Sammak: God’s promises revealed in Torah, Bible, Qu’ran

Sammak: God’s promises revealed in Torah, Bible, Qu’ran

Mohammed Sammak, Secretary General of Lebanon’s Christian-Muslim Committee for Dialogue, sought to correct misunderstandings about Islam during his Suncoast Saturday presentation at General Synod 28. Some of those misunderstandings, he observed, are held by Christians about Muslims, and some are held by Muslims about Islam itself.

The Qu’ran mentions the Bible twelve times. The verses call upon the people of the Bible – Christians – to follow what God revealed to them in the Bible: to be better Christians.

Sammak told the story of the first encounter between Christians and Muslims, when a delegation of Christian leaders from Yemen came to Medina to speak with the Prophet Mohammed. He received them at his mosque.

They carried on discussions throughout the day, and then the group decided to pray. When Mohammed invited them to pray in the mosque, the Christians demurred. They were still not persuaded he was an authentic prophet, so they stepped outside to speak with their God.

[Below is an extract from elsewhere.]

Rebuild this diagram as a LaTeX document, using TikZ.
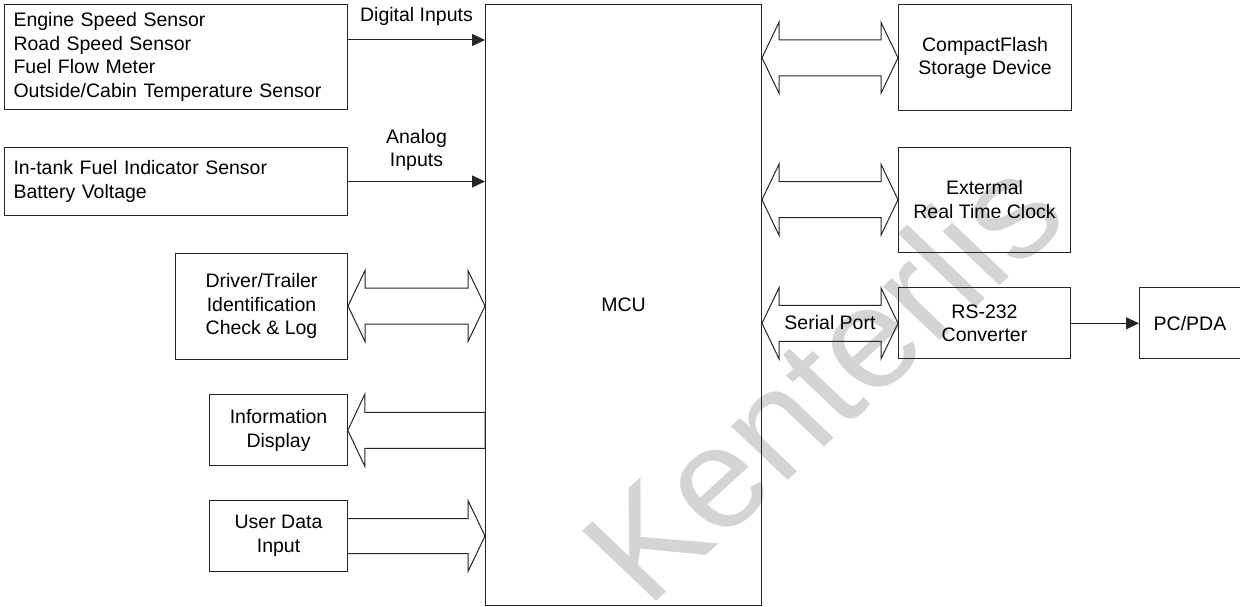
\documentclass[tikz,border=0pt]{standalone}
\usepackage{fontspec}
\setmainfont{Liberation Sans}
\usetikzlibrary{calc,arrows.meta}
\newcommand{\dblarr}[2]{%
  \draw[barrow] (#1) -- ++(17,-35.5) -- ++(0,17.5) -- ($(#2)+(-17,-18)$) -- ++(0,-17.5) -- (#2)
    -- ++(-17,35.5) -- ++(0,-17.5) -- ($(#1)+(17,18)$) -- ++(0,17.5) -- cycle;}
\begin{document}
\begin{tikzpicture}[x=1pt,y=-1pt,
  box/.style={draw=black!85, line width=1pt, inner sep=0pt, anchor=north west,
    align=center, font=\fontsize{19.5}{23.5}\selectfont},
  lbl/.style={inner sep=0pt, align=center, font=\fontsize{19.5}{23.5}\selectfont},
  barrow/.style={draw=black!85, line width=1pt, line join=miter},
  arr/.style={draw=black!85, line width=1pt, -{Triangle[length=13pt,width=12pt]}},
  wmark/.style={text=black!17, inner sep=0pt, font=\fontsize{143}{143}\selectfont}]
\useasboundingbox (0,0) rectangle (1240,607);
% watermark
\begin{scope}[shift={(647,610)}]
  \node[wmark, xscale=1.07, rotate=44.5, anchor=base west] (wm) at (0,0) {Kenterlis};
\end{scope}
% boxes
\node[box, minimum width=343, minimum height=105, text width=325, inner xsep=9pt, align=left] (sens) at (4,4)
  {Engine Speed Sensor\\Road Speed Sensor\\Fuel Flow Meter\\Outside/Cabin Temperature Sensor};
\node[box, minimum width=343, minimum height=68, text width=325, inner xsep=9pt, align=left] (anl) at (4,147)
  {In-tank Fuel Indicator Sensor\\Battery Voltage};
\node[box, minimum width=172, minimum height=106] (drv) at (175,252.5)
  {Driver/Trailer\\Identification\\Check \& Log};
\node[box, minimum width=137.5, minimum height=71] (disp) at (209.3,394.3)
  {Information\\Display};
\node[box, minimum width=137.5, minimum height=71] (ud) at (209.3,500)
  {User Data\\Input};
\node[box, minimum width=276, minimum height=601] (mcu) at (485,4) {MCU};
\node[box, minimum width=173, minimum height=106] (cf) at (898,4.3)
  {CompactFlash\\Storage Device};
\node[box, minimum width=172, minimum height=105] (rtc) at (898,146.7)
  {Extermal\\Real Time Clock};
\node[box, minimum width=172, minimum height=71] (rs) at (898,287.3)
  {RS-232\\Converter};
\node[box, minimum width=101, minimum height=71] (pc) at (1139,287.3) {PC/PDA};
% digital / analog inputs
\coordinate (di1) at ($(sens.north east)+(0,36)$);
\coordinate (di2) at (di1 -| mcu.west);
\draw[arr] (di1) -- node[lbl, midway, above=14pt] {Digital Inputs} (di2);
\coordinate (ai2) at (anl.east -| mcu.west);
\draw[arr] (anl.east) -- node[lbl, midway, above=10pt] {Analog\\Inputs} (ai2);
% left bus arrows
\coordinate (dr2) at (drv.east -| mcu.west);
\dblarr{drv.east}{dr2}
\coordinate (dt) at (disp.east);
\coordinate (dm) at (disp.east -| mcu.west);
\draw[barrow] (dt) -- ++(17,-36) -- ++(0,18) -- ($(dm)+(0,-18)$) -- ($(dm)+(0,18)$)
  -- ($(dt)+(17,18)$) -- ++(0,18) -- cycle;
\coordinate (ut) at (ud.east -| mcu.west);
\draw[barrow] ($(ud.east)+(0,-17.5)$) -- ($(ut)+(-17,-17.5)$) -- ++(0,-18) -- (ut)
  -- ++(-17,35.5) -- ++(0,-18) -- ($(ud.east)+(0,17.5)$);
% right bus arrows
\coordinate (cf1) at (cf.west -| mcu.east);
\dblarr{cf1}{cf.west}
\coordinate (rt1) at (rtc.west -| mcu.east);
\dblarr{rt1}{rtc.west}
\coordinate (rs1) at (rs.west -| mcu.east);
\dblarr{rs1}{rs.west}
\node[lbl] (sp) at ($(rs1)!0.5!(rs.west)+(0,-1)$) {Serial Port};
\draw[arr] (rs.east) -- (pc.west);
\end{tikzpicture}
\end{document}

They returned to the mosque and continued their conversations. When the discussion ended, they returned home. As Sammak put it, “They remained Christians, and they went home.”

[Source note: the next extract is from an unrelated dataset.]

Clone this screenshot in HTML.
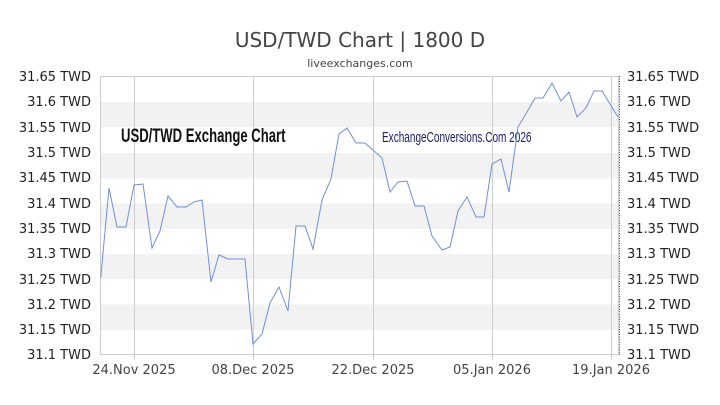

Shortly afterward, the Prophet Mohammed dictated a covenant to define the relationship between the Muslim rulers and Christian citizens of the emerging state, intended to endure “until the end of time.”  Its opening summarizes the import of the document: “I protect and defend Christians and their churches.” As Sammak summarized the remainder of the lengthy text, it made Christians full citizens entitled to full protection of their neighbors and rulers of the state, including a formal tax exemption for churches and support for Christians charged with crimes as they resolved the accusations.

What would it be like if Christians and Muslims agreed to such a covenant as the principles for Christian-Muslim relations into the future? “We are different, and we are going to remain different until the end of time,” said Sammak. “This is one of the symbols of the greatness of God, to create these colors that we live with.”

Sammak then defined dialogue as “the art of searching for the truth in the point of view of the other.”

Among the initiatives to engage in truth-seeking dialogue was the 2007 document “A Common Word,” signed by 138 Muslim scholars including Sammak. It was directed toward Christians, but Sammak confessed the authors were thinking more of the Muslim readers than Christians, encouraging them to better understand the foundations of relationship between the two faiths.